Far as guthooking flounder,have my own opinion on that.. Feel that if they were to lower the limit to 13 (which is a MALE FISH AND NOT A FEMALE) then folks would catch the creel limit and leave it at that,without catching so many females,and the population would increase.. Just a theory,although believe it would work for sound fishing here in NC.. Guthooking would not be so bad then,because you could then keep that 13" that was guthooked instead of tossing a dying fish overboard.. jmho...


----------



## Green Cart (May 14, 2002)

This issue of offset vs non-offset has been discussed here many times. I am just going to say that I use non-off set circle hooks.


----------



## River (Sep 30, 2006)

Drumdum, I don't think you'll see "J" hooks banned anytime soon but like a lot of things - they are having thoughts about it are they wouldn't have made and distributed those decals to Tackle Shops. I have used all different types of in line and offset circles and really had good success with all of em including the VMC but I always end up back with the Owner offset Circles, they just work well for me - it's very rare for one to come unhooked in the suds. I think "J" hooks are fine for people that hold their rods are stay close by ---- but people (like me) who are easily distracted or can be off down the beach somewhere running our mouths - are better off and stand less chance of gut hooking fish using circles (inline or offset) --- IMO, River


----------



## SteveZ (Nov 30, 2006)

I also think it matters what you are fishing for. Two pound fish...use any hook ya want. Fifty pound fish...ya better have a large, good quality, inline circle. My .02...


----------



## sand flea (Oct 24, 1999)

One other thing--my experience is largely with Owner hooks. Stopped using Gamakatsus years ago--too many lost fish.


----------



## catchneat (May 13, 2013)

im on the side of the offset is more likely to gut hook


----------



## AbuMike (Sep 3, 2007)

I think when it comes to the circle hook in general (inline or offset) a reel in total loose freespool is a bad thing and will give a bigger fish more of chance to swallow the bait. A reel with a bit of drag will certainly make a circle hook of any kind work better i think. Remember a circle hook of any kind requires a steady tension to set right.


----------



## River (Sep 30, 2006)

Totally agree AbuMike and when a fish bites and runs straight in like Sea Mullet and Pomps sometimes do - the weight of the sinker draggin must set the hook --- River


----------



## AbuMike (Sep 3, 2007)

River said:


> Totally agree AbuMike and when a fish bites and runs straight in like Sea Mullet and Pomps sometimes do - the weight of the sinker draggin must set the hook --- River


Another very good point. Just because 1-2oz will hold don't always make it the best choice...Weight creates drag in turn makes for a good hookset with a circle...


----------



## Drumdum (Jan 6, 2003)

AbuMike said:


> I think when it comes to the circle hook in general (inline or offset) a reel in total loose freespool is a bad thing and will give a bigger fish more of chance to swallow the bait. A reel with a bit of drag will certainly make a circle hook of any kind work better i think. Remember a circle hook of any kind requires a steady tension to set right.

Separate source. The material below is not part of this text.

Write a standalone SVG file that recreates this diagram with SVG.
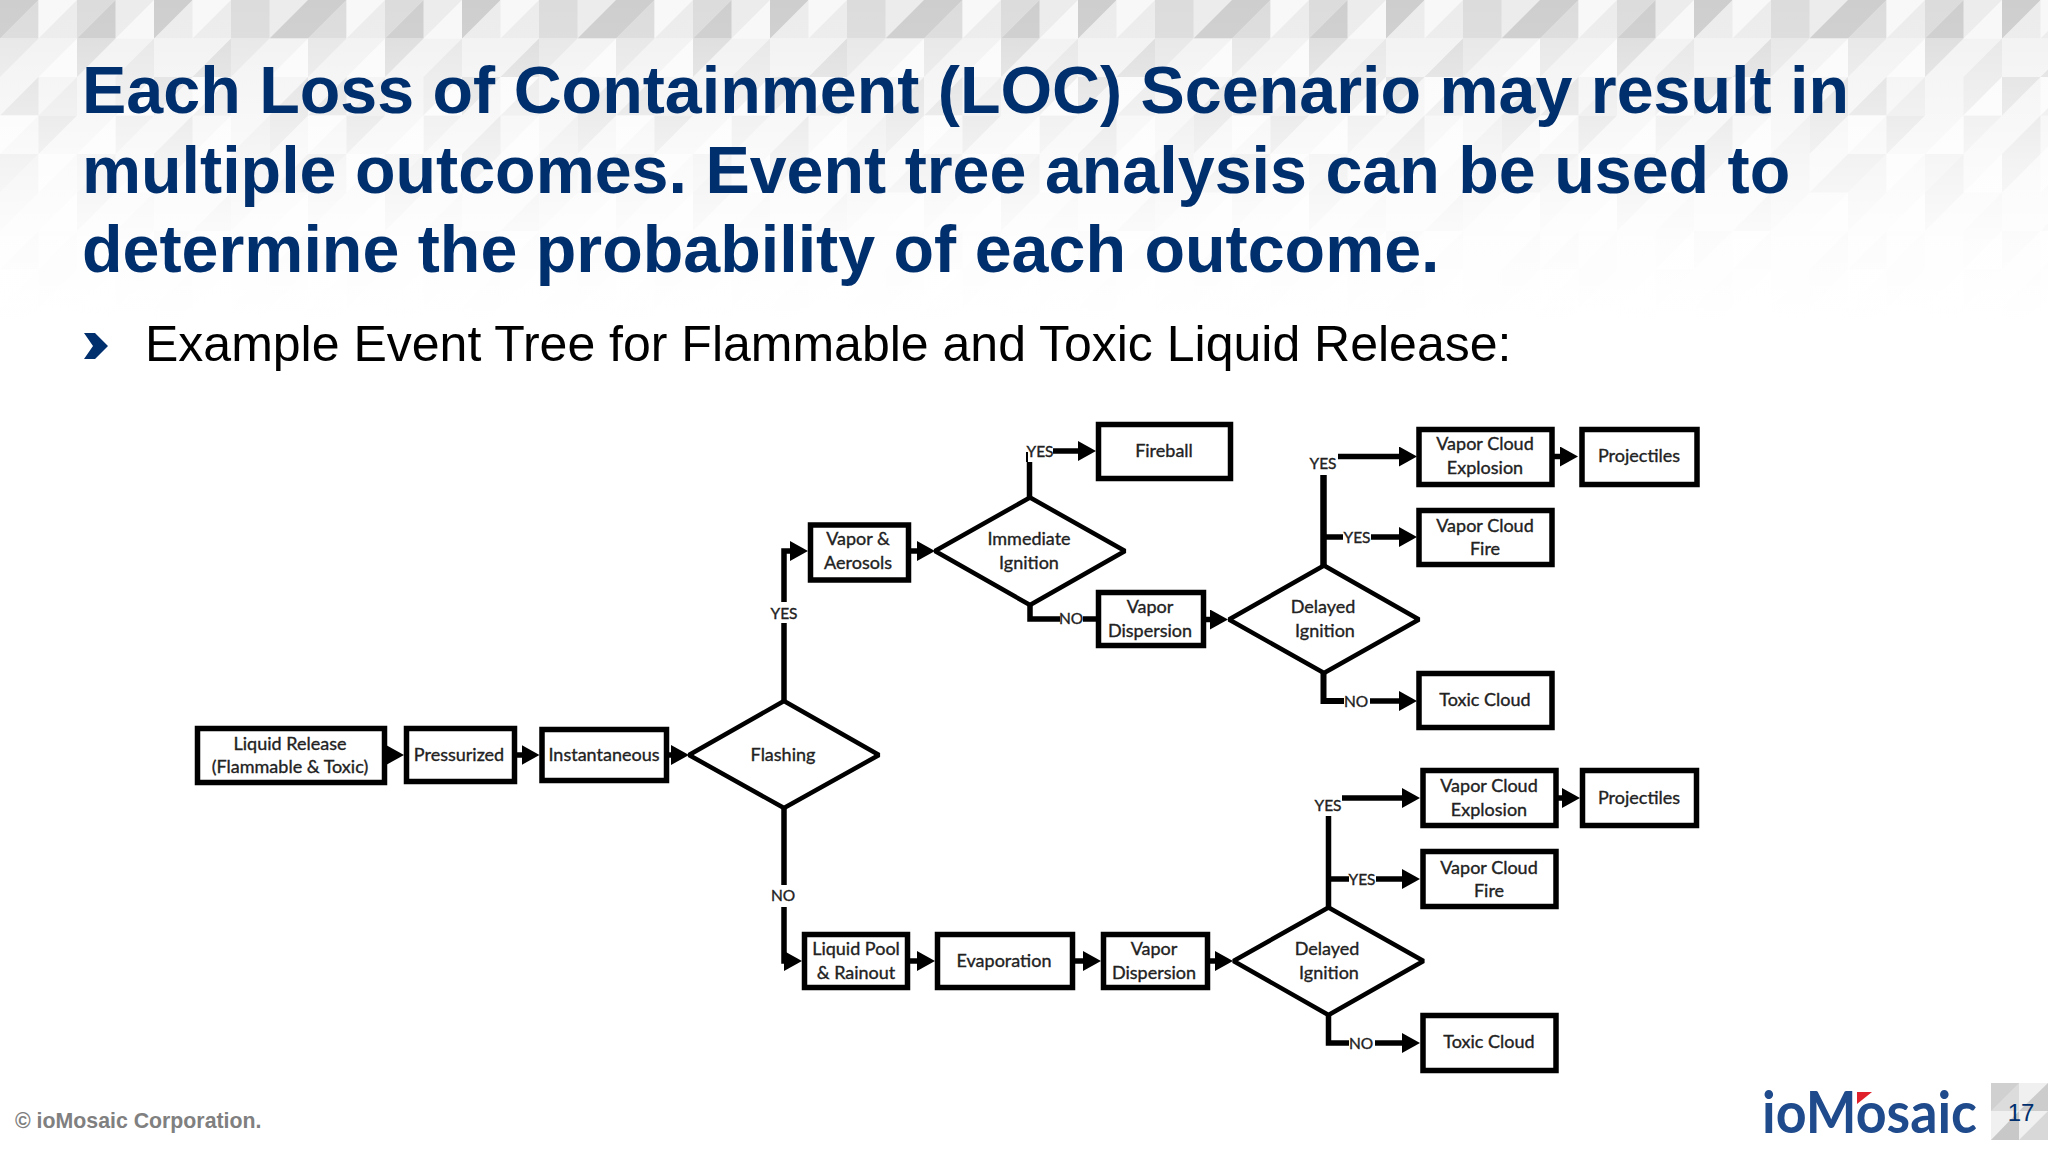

 Mike if I'm fishing beach or boat,with circle or j,I always have the drag on the reel set at close to fighting pressure with a damn good sandspike...


----------



## SteveZ (Nov 30, 2006)

Drumdum said:


> Mike if I'm fishing beach or boat,with circle or j,I always have the drag on the reel set at close to fighting pressure with a damn good sandspike...


Exactly. Love it when it goes down hard and ya can't hardly get it outta the spike!


----------



## Vinnx (Nov 11, 2012)

Khale Hooks for fish with thin lips, Circle Hooks for fish with thick lips.


----------



## NC KingFisher (Nov 20, 2011)

Im gonna try some of the LPs for sharkin sometime, they are offset long line circles. Most longliners use offset circles, im not in the drum reigion but im hoping to pick up some early ones of the august run we get in SENC these next two weeks, gonna use offset, inline, and j hooks, just what i have. The guy that taught me alot about ssharkin circles uses alot of offsets for smaller sharks. Yall might wanna check out the maruto 16/0 circle for big drum. Its the size of a regular 14/0 with a bigger gap and a long sharp point, hooked up good for me last trip


----------